739. Daily Temperatures

LeetCode Problem Link (opens new window)

Given a list of daily temperatures temperatures, return a list such that, for each day in the input, it tells you how many days you would have to wait until a warmer temperature. If there is no future day for which this is possible, put 0 instead.

For example, given a list temperatures = [73, 74, 75, 71, 69, 72, 76, 73], your output should be [1, 1, 4, 2, 1, 1, 0, 0].

Constraints: The length of temperatures will be in the range [1, 30000]. Each temperature will be an integer in the range [30, 100], in Fahrenheit degrees.

Approach

The first approach to consider is the brute force method, using two nested for loops. This would search for the number of days one has to wait for a higher temperature. The time complexity of this approach is O(n^2).

Next, we'll consider using a monotonic stack.

You might wonder when to think of using a monotonic stack. When dealing with a one-dimensional array and needing to find the first element on the right (or left) that is larger or smaller than the current element, you should consider using a monotonic stack. This approach has a time complexity of O(n).
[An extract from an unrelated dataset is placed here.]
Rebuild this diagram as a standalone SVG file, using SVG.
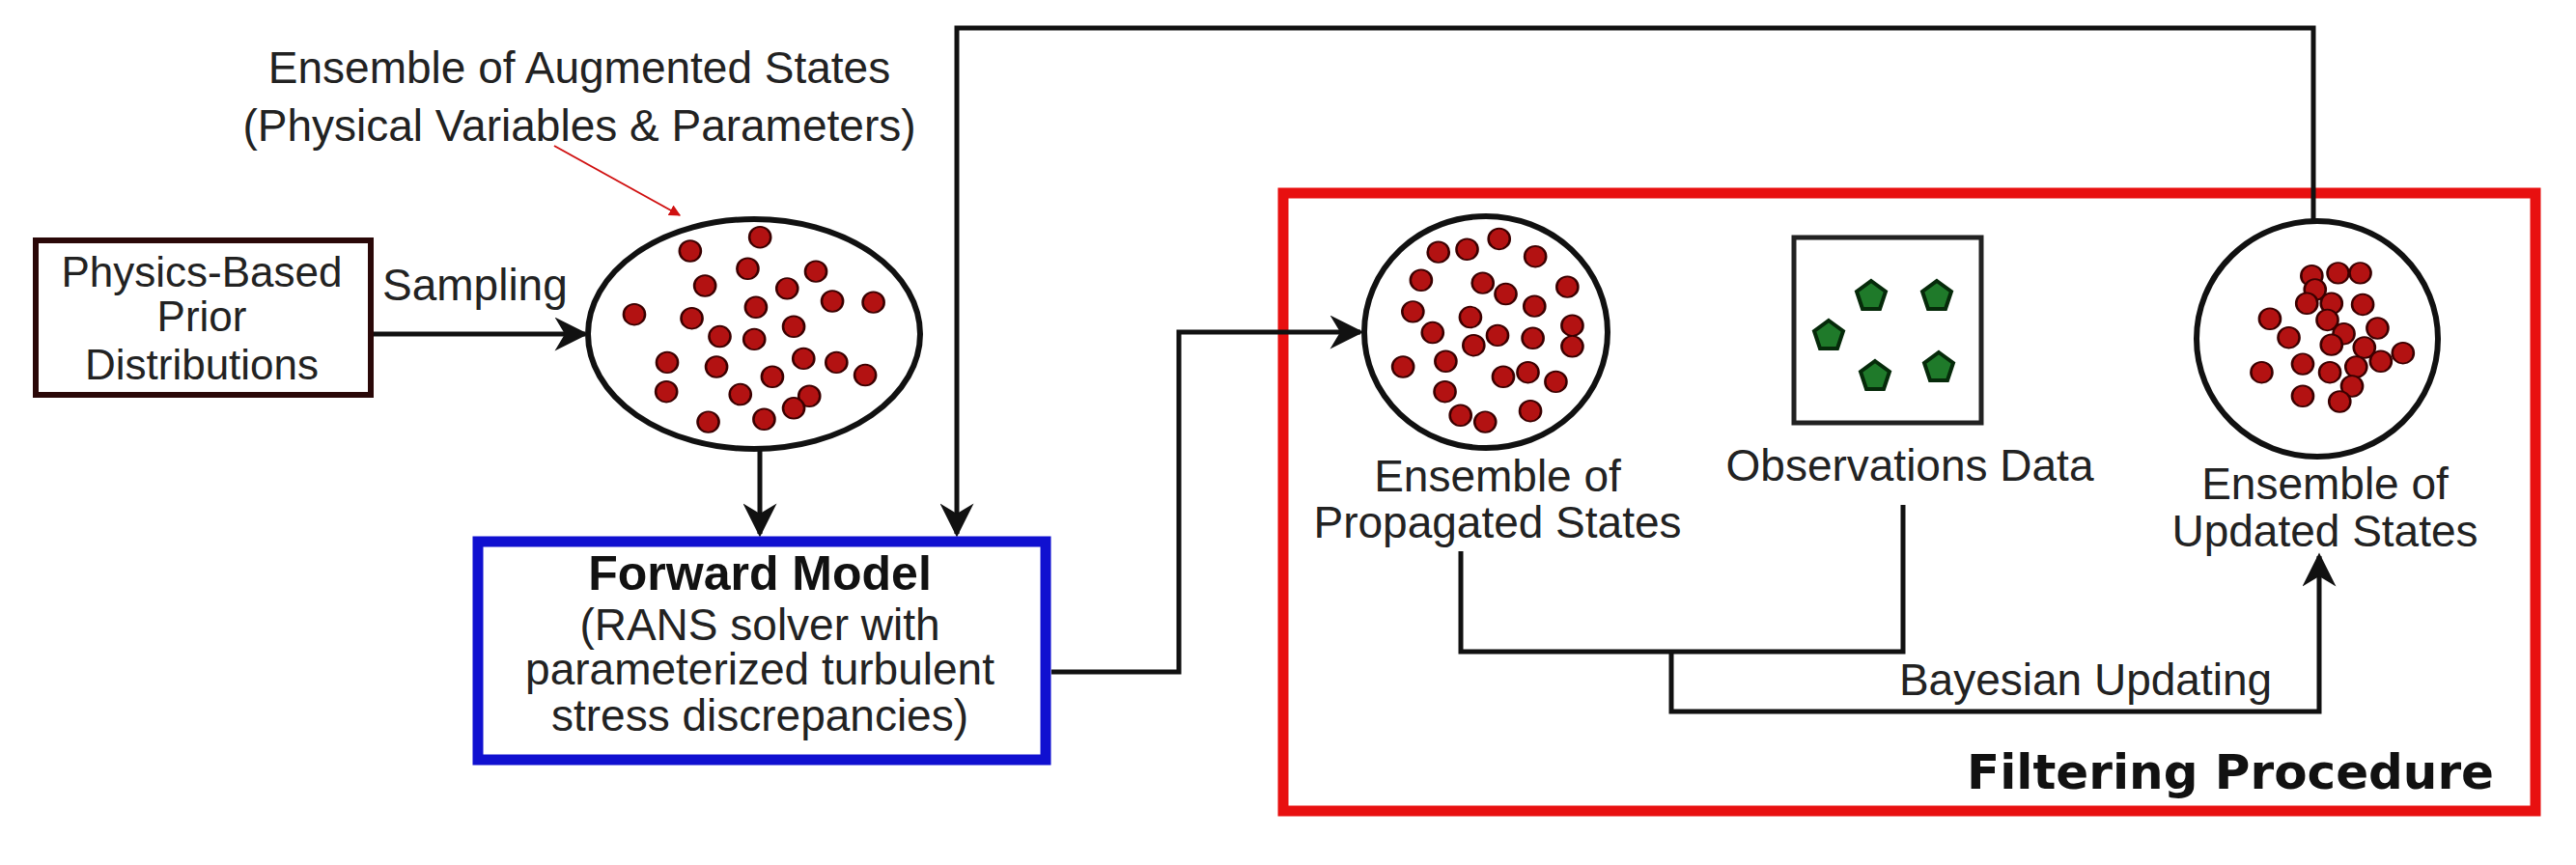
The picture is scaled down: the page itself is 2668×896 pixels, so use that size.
<svg xmlns="http://www.w3.org/2000/svg" width="2668" height="896" viewBox="0 0 2668 896">
<style>
text{font-family:"Liberation Sans",Arial,sans-serif;fill:#222;font-size:46px;text-anchor:middle}
.b{font-weight:bold}
.ln{fill:none;stroke:#111;stroke-width:5}
.d{fill:#b31212;stroke:#3a0000;stroke-width:3}
.p{fill:#1f7a2a;stroke:#062a0a;stroke-width:4}
</style>
<defs>
<marker id="ah" viewBox="0 0 10 10" refX="9" refY="5" markerWidth="8" markerHeight="7" orient="auto" markerUnits="strokeWidth"><path d="M0,0 L10,5 L0,10 L3,5 Z" fill="#111"/></marker>
<marker id="rh" viewBox="0 0 10 10" refX="9" refY="5" markerWidth="6" markerHeight="6" orient="auto" markerUnits="strokeWidth"><path d="M0,0 L10,5 L0,10 Z" fill="#d01010"/></marker>
<symbol id="dot" overflow="visible"><ellipse rx="13" ry="19" class="d"/></symbol>
</defs>
<rect width="2668" height="896" fill="#fff"/>
<g id="filtering">
<rect x="1329" y="200" width="1297" height="640" fill="none" stroke="#e81010" stroke-width="11"/>
<text class="b" x="2583" y="817" style="font-family:'DejaVu Sans',sans-serif;text-anchor:end;font-size:50px;fill:#111">Filtering Procedure</text>
</g>
<g id="connectors">
<path class="ln" d="M387,346 H606" stroke-width="6" marker-end="url(#ah)"/>
<path class="ln" d="M787,466 V553" stroke-width="6" marker-end="url(#ah)"/>
<path class="ln" d="M2396,229 V29 H991 V553" marker-end="url(#ah)"/>
<path class="ln" d="M1089,696 H1221 V344 H1409" marker-end="url(#ah)"/>
<path class="ln" d="M1513,571 V675 H1971 V523"/>
<path class="ln" d="M1731,675 V737 H2402 V576" marker-end="url(#ah)"/>
<path d="M574,151 L704,223" stroke="#d01010" stroke-width="2" fill="none" marker-end="url(#rh)"/>
<text x="2160" y="720">Bayesian Updating</text>
<text x="396" y="311" style="text-anchor:start">Sampling</text>
</g>
<g id="prior">
<rect x="37" y="249" width="347" height="160" fill="#fff" stroke="#2a0808" stroke-width="6"/>
<text x="209" y="297" style="font-size:44px">Physics-Based</text>
<text x="209" y="343" style="font-size:44px">Prior</text>
<text x="209" y="393" style="font-size:44px">Distributions</text>
</g>
<g id="augmented">
<text x="600" y="86">Ensemble of Augmented States</text>
<text x="600" y="146">(Physical Variables &amp; Parameters)</text>
<ellipse cx="781" cy="346" rx="172" ry="119" fill="#fff" stroke="#111" stroke-width="6"/>
<g transform="scale(0.851,0.5714)">
<use href="#dot" x="840" y="455"/><use href="#dot" x="925" y="430"/><use href="#dot" x="910" y="487"/><use href="#dot" x="993" y="492"/><use href="#dot" x="858" y="518"/><use href="#dot" x="958" y="523"/><use href="#dot" x="1013" y="546"/><use href="#dot" x="1063" y="548"/><use href="#dot" x="772" y="570"/><use href="#dot" x="842" y="577"/><use href="#dot" x="920" y="557"/><use href="#dot" x="876" y="610"/><use href="#dot" x="918" y="615"/><use href="#dot" x="966" y="592"/><use href="#dot" x="812" y="657"/><use href="#dot" x="872" y="665"/><use href="#dot" x="978" y="650"/><use href="#dot" x="1018" y="657"/><use href="#dot" x="1053" y="680"/><use href="#dot" x="940" y="683"/><use href="#dot" x="811" y="710"/><use href="#dot" x="901" y="715"/><use href="#dot" x="985" y="718"/><use href="#dot" x="966" y="740"/><use href="#dot" x="862" y="765"/><use href="#dot" x="930" y="760"/>
</g>
</g>
<g id="forward">
<rect x="495" y="561" width="588" height="226" fill="#fff" stroke="#1010d0" stroke-width="11"/>
<text class="b" x="787" y="611" style="font-size:50px;fill:#111">Forward Model</text>
<text x="787" y="663">(RANS solver with</text>
<text x="787" y="709">parameterized turbulent</text>
<text x="787" y="757">stress discrepancies)</text>
</g>
<g id="propagated">
<ellipse cx="1539" cy="344" rx="126" ry="120" fill="#fff" stroke="#111" stroke-width="6"/>
<g transform="translate(1334,0) scale(0.851,0.5714)">
<use href="#dot" x="183" y="457"/><use href="#dot" x="218" y="452"/><use href="#dot" x="257" y="433"/><use href="#dot" x="301" y="465"/><use href="#dot" x="162" y="508"/><use href="#dot" x="237" y="513"/><use href="#dot" x="265" y="533"/><use href="#dot" x="340" y="520"/><use href="#dot" x="152" y="565"/><use href="#dot" x="222" y="575"/><use href="#dot" x="300" y="555"/><use href="#dot" x="176" y="603"/><use href="#dot" x="255" y="608"/><use href="#dot" x="226" y="626"/><use href="#dot" x="298" y="613"/><use href="#dot" x="346" y="590"/><use href="#dot" x="346" y="628"/><use href="#dot" x="140" y="665"/><use href="#dot" x="192" y="655"/><use href="#dot" x="262" y="683"/><use href="#dot" x="292" y="675"/><use href="#dot" x="326" y="692"/><use href="#dot" x="191" y="710"/><use href="#dot" x="210" y="753"/><use href="#dot" x="240" y="765"/><use href="#dot" x="295" y="745"/>
</g>
<text x="1551" y="509">Ensemble of</text>
<text x="1551" y="557">Propagated States</text>
</g>
<g id="observations">
<rect x="1858" y="246" width="194" height="192" fill="#fff" stroke="#222" stroke-width="5"/>
<g>
<polygon class="p" points="1938,291 1953,302 1947,320 1929,320 1923,302"/>
<polygon class="p" points="2006,291 2021,302 2015,320 1997,320 1991,302"/>
<polygon class="p" points="1894,332 1909,343 1903,361 1885,361 1879,343"/>
<polygon class="p" points="1942,374 1957,385 1951,403 1933,403 1927,385"/>
<polygon class="p" points="2008,365 2023,376 2017,394 1999,394 1993,376"/>
</g>
<text x="1978" y="498">Observations Data</text>
</g>
<g id="updated">
<ellipse cx="2400" cy="351" rx="125" ry="122" fill="#fff" stroke="#111" stroke-width="6"/>
<g transform="translate(1334,0) scale(0.851,0.5714)">
<use href="#dot" x="1246" y="500"/><use href="#dot" x="1278" y="495"/><use href="#dot" x="1305" y="495"/><use href="#dot" x="1250" y="525"/><use href="#dot" x="1240" y="550"/><use href="#dot" x="1270" y="550"/><use href="#dot" x="1308" y="552"/><use href="#dot" x="1195" y="578"/><use href="#dot" x="1265" y="580"/><use href="#dot" x="1285" y="605"/><use href="#dot" x="1326" y="595"/><use href="#dot" x="1218" y="612"/><use href="#dot" x="1270" y="625"/><use href="#dot" x="1310" y="630"/><use href="#dot" x="1357" y="640"/><use href="#dot" x="1235" y="660"/><use href="#dot" x="1268" y="675"/><use href="#dot" x="1300" y="665"/><use href="#dot" x="1330" y="655"/><use href="#dot" x="1185" y="675"/><use href="#dot" x="1295" y="700"/><use href="#dot" x="1235" y="718"/><use href="#dot" x="1280" y="728"/>
</g>
<text x="2408" y="517">Ensemble of</text>
<text x="2408" y="566">Updated States</text>
</g>
</svg>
For this problem, we're essentially looking for an element's right-side first larger element, which suggests using a monotonic stack.

Concept of Monotonic Stack

Why is this effective? Why does it only require O(n) time complexity to find the first greater element on the right for every element?

The essence of the monotonic stack is trading space for time. As we traverse the array, we use a stack to record elements' indices, with the goal of finding the right-side first greater element for each element efficiently.

When employing a monotonic stack, consider the following points:

1. What element do we store in the monotonic stack?

   Only the index i of the element needs to be stored in the monotonic stack. Access the corresponding element directly with T[i].

2. Should the elements in the monotonic stack be increasing or decreasing?

   Note: In all discussions, "order" refers to the order from the stack head to the stack bottom. If we're seeking the first greater element on the right, use an increasing order (from head to bottom). Conversely, if seeking the first smaller element, use decreasing order.

Let's take temperatures = [73, 74, 75, 71, 71, 72, 76, 73] as an example to analyze the approach. The expected output is [1, 1, 4, 2, 1, 1, 0, 0].

Actions and Observations

Initialize with the first element in the stack.

Current temperatures is less than the stack top.

Current temperatures equals the stack top.

Current temperatures is greater than the stack top.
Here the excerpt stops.